───── Supplied material ─────

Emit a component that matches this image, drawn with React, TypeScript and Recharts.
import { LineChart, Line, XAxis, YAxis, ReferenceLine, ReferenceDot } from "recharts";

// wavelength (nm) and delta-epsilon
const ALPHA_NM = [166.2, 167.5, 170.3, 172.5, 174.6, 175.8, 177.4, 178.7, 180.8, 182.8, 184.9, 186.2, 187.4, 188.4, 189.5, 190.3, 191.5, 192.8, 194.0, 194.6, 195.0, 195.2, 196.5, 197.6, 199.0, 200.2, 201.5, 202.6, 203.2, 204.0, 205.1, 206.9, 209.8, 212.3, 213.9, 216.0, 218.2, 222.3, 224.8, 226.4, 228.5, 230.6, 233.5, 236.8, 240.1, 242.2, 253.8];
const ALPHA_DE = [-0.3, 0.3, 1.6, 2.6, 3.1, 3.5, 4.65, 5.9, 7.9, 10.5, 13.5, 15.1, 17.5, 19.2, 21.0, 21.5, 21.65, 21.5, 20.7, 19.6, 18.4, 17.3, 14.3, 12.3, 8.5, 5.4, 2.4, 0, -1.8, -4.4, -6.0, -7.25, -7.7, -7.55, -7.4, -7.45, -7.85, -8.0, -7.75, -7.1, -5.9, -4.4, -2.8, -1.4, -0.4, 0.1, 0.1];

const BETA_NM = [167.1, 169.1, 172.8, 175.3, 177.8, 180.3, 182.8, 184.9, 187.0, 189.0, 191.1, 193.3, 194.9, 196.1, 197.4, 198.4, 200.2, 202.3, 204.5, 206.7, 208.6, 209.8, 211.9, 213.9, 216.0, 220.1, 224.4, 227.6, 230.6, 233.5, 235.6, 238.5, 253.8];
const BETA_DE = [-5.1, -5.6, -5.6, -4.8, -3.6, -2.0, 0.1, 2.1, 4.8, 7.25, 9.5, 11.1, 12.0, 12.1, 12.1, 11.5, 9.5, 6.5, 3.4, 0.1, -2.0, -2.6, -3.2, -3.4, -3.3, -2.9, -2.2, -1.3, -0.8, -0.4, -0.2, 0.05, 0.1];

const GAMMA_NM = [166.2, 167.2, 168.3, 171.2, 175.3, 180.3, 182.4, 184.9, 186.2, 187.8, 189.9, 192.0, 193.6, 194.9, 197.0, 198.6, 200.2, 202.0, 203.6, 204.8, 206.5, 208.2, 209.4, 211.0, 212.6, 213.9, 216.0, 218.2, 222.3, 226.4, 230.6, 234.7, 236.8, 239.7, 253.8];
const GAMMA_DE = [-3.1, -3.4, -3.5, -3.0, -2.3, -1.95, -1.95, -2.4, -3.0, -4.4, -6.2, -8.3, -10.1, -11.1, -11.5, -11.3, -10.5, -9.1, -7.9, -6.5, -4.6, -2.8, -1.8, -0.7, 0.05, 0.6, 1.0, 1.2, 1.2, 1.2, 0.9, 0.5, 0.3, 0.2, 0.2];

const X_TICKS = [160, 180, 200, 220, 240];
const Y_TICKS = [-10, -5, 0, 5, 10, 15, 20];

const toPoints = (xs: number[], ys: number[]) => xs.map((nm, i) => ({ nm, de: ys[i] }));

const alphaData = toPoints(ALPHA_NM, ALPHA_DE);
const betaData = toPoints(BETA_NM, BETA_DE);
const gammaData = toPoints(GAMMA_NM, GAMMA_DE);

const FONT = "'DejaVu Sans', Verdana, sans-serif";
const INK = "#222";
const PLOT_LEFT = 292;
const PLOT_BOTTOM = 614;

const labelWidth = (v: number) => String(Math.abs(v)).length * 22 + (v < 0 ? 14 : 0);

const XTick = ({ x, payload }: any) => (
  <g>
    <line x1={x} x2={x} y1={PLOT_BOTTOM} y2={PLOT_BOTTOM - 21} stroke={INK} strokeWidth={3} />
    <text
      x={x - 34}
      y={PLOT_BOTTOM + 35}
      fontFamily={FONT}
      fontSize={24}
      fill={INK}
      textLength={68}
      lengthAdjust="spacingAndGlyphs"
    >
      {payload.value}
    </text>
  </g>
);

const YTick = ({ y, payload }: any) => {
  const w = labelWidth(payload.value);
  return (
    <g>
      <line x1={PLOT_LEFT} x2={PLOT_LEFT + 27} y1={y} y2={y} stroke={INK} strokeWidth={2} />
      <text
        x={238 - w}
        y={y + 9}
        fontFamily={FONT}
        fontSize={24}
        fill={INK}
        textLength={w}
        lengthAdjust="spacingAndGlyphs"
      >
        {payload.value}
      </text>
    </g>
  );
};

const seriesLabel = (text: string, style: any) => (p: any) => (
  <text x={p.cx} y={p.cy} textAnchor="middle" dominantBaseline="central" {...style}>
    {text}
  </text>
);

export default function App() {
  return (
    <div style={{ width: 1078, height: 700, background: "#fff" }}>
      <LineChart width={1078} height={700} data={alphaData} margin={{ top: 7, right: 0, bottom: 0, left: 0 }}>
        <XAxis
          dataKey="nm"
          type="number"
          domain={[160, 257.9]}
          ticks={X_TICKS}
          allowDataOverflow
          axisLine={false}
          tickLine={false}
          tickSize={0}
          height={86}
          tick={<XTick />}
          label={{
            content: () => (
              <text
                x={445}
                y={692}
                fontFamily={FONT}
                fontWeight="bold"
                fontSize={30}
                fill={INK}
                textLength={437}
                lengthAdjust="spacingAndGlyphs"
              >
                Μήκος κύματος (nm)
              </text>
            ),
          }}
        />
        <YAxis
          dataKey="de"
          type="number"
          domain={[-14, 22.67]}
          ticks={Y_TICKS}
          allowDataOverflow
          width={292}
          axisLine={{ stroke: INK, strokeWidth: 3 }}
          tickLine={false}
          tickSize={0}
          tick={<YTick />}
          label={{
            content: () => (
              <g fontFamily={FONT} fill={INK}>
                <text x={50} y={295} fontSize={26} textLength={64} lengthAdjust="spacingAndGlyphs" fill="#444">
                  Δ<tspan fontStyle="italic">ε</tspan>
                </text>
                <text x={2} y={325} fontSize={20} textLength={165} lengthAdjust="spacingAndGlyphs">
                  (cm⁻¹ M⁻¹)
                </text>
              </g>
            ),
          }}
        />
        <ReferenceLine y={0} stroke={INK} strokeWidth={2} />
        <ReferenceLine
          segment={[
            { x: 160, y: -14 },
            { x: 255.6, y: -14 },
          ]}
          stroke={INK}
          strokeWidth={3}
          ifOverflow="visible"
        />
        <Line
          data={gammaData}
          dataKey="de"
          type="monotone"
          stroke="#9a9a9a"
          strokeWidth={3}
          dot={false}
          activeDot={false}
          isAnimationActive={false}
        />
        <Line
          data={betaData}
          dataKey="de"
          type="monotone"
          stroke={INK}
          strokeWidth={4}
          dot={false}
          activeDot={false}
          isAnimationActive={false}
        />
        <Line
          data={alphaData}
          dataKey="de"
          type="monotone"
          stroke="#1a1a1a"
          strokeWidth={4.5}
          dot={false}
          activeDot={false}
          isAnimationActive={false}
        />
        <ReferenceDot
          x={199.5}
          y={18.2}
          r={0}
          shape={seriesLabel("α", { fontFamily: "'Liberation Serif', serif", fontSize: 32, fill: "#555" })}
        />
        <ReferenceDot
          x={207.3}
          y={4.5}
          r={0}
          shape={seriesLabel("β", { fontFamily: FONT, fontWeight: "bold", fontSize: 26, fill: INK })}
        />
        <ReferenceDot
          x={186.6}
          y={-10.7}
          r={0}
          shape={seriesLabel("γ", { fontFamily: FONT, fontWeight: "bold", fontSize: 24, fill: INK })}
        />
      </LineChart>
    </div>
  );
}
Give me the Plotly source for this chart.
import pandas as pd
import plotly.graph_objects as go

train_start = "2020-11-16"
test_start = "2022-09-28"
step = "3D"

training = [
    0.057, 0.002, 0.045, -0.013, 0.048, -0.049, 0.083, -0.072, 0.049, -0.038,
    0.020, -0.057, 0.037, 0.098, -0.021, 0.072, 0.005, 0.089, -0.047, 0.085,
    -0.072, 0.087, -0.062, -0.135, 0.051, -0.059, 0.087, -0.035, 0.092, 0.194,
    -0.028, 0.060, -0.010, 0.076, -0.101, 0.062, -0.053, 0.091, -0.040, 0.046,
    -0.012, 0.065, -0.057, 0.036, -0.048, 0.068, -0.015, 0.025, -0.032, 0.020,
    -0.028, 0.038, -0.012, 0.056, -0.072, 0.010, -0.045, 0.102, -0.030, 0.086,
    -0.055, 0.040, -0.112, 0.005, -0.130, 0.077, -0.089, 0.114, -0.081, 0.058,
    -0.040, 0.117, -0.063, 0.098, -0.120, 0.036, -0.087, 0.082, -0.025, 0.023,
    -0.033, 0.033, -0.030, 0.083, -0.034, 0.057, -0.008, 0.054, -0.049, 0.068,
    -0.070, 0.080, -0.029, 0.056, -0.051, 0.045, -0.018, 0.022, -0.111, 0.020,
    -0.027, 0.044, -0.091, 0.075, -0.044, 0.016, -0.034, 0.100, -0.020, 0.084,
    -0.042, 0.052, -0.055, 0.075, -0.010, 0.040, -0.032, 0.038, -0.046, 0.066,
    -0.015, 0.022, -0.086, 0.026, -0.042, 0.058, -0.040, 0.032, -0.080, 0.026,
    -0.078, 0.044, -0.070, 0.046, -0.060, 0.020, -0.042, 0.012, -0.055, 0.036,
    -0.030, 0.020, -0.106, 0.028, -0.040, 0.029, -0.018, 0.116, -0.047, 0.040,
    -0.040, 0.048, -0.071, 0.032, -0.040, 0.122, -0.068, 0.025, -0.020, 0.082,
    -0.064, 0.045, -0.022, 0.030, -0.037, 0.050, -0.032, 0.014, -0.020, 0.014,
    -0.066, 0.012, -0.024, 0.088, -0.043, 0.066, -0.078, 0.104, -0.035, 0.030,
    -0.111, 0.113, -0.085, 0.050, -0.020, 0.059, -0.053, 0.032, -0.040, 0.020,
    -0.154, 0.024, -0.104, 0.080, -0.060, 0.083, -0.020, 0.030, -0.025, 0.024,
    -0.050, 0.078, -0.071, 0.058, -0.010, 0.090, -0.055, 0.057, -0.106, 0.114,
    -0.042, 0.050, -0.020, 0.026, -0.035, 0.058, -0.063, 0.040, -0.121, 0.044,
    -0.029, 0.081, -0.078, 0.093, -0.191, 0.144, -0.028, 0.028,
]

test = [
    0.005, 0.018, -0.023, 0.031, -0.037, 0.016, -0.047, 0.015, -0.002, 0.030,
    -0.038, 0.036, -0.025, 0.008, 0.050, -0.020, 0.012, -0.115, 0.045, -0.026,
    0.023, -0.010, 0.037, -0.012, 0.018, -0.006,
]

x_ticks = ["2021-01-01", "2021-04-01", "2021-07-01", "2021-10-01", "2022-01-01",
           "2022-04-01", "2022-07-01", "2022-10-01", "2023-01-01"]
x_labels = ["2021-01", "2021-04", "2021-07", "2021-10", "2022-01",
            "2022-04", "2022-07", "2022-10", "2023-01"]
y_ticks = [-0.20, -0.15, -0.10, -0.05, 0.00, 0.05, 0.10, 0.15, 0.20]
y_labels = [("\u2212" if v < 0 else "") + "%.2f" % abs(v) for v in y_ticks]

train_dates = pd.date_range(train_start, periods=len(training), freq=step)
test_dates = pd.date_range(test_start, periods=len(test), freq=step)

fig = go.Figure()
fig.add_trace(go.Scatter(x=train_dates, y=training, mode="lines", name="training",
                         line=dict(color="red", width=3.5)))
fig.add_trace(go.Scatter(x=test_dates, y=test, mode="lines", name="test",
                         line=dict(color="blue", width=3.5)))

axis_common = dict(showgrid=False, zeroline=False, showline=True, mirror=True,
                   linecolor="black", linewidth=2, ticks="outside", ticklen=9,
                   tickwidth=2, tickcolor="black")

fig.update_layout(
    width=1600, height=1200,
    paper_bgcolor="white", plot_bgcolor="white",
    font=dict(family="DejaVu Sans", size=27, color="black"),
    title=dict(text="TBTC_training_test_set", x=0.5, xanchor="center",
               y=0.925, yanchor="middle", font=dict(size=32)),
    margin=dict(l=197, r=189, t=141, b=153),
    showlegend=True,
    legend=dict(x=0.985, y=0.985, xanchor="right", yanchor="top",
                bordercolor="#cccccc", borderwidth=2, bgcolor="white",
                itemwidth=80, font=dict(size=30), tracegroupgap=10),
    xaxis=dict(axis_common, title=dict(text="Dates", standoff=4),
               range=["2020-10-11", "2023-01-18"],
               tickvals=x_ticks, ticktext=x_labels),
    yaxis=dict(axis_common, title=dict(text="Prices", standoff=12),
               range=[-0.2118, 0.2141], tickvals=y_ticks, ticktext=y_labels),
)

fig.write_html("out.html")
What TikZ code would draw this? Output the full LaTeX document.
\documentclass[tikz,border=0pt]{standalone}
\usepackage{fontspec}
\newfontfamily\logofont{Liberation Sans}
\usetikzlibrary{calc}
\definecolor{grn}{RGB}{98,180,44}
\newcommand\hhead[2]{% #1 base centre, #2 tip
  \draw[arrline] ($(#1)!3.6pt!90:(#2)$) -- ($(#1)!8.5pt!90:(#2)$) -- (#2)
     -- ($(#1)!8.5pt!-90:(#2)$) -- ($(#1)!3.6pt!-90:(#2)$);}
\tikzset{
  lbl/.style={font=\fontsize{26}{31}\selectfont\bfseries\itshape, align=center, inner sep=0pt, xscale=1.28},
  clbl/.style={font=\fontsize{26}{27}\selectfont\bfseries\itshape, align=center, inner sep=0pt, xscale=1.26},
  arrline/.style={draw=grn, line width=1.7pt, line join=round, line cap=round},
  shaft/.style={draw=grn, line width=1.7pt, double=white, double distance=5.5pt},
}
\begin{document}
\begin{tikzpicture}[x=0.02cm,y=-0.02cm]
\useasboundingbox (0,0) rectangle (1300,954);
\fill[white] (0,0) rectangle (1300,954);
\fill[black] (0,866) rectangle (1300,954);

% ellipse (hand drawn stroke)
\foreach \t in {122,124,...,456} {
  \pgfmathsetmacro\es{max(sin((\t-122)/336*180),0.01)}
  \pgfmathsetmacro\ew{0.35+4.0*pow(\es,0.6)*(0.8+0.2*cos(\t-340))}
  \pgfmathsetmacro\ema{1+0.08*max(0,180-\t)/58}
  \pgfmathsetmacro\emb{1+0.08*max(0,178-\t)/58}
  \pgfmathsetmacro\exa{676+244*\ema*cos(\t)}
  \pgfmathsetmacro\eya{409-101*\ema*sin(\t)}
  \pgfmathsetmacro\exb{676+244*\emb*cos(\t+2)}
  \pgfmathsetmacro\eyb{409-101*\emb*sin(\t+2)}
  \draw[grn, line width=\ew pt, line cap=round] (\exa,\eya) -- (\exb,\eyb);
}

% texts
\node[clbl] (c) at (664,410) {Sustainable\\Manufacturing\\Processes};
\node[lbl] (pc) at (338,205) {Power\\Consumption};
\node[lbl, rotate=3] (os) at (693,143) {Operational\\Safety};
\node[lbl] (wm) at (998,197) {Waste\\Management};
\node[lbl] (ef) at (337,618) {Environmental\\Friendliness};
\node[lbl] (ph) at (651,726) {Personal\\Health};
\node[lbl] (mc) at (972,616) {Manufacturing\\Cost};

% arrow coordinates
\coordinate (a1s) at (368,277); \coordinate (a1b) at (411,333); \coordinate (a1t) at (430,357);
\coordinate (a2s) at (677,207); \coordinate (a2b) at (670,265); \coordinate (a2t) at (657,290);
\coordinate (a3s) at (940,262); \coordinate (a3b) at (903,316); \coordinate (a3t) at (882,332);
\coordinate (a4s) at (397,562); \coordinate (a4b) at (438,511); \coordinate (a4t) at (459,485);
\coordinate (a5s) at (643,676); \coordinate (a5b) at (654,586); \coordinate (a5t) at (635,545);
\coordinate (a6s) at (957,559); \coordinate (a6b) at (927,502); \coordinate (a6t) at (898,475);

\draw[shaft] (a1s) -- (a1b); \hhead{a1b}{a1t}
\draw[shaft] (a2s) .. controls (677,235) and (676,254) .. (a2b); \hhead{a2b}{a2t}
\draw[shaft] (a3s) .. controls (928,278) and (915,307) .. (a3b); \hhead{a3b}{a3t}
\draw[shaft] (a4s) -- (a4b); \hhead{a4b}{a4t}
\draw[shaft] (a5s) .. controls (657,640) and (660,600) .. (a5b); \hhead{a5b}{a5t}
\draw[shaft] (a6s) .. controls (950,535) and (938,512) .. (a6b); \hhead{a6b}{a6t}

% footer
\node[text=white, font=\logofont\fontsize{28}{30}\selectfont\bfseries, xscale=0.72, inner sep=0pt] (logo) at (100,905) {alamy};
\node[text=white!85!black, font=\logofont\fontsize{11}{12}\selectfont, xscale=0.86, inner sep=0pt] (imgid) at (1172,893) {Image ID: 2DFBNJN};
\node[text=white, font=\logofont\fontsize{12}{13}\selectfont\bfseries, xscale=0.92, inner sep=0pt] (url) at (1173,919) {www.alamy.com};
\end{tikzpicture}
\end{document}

─────

Count the lines of the data that include the string "this", and give only that number.

3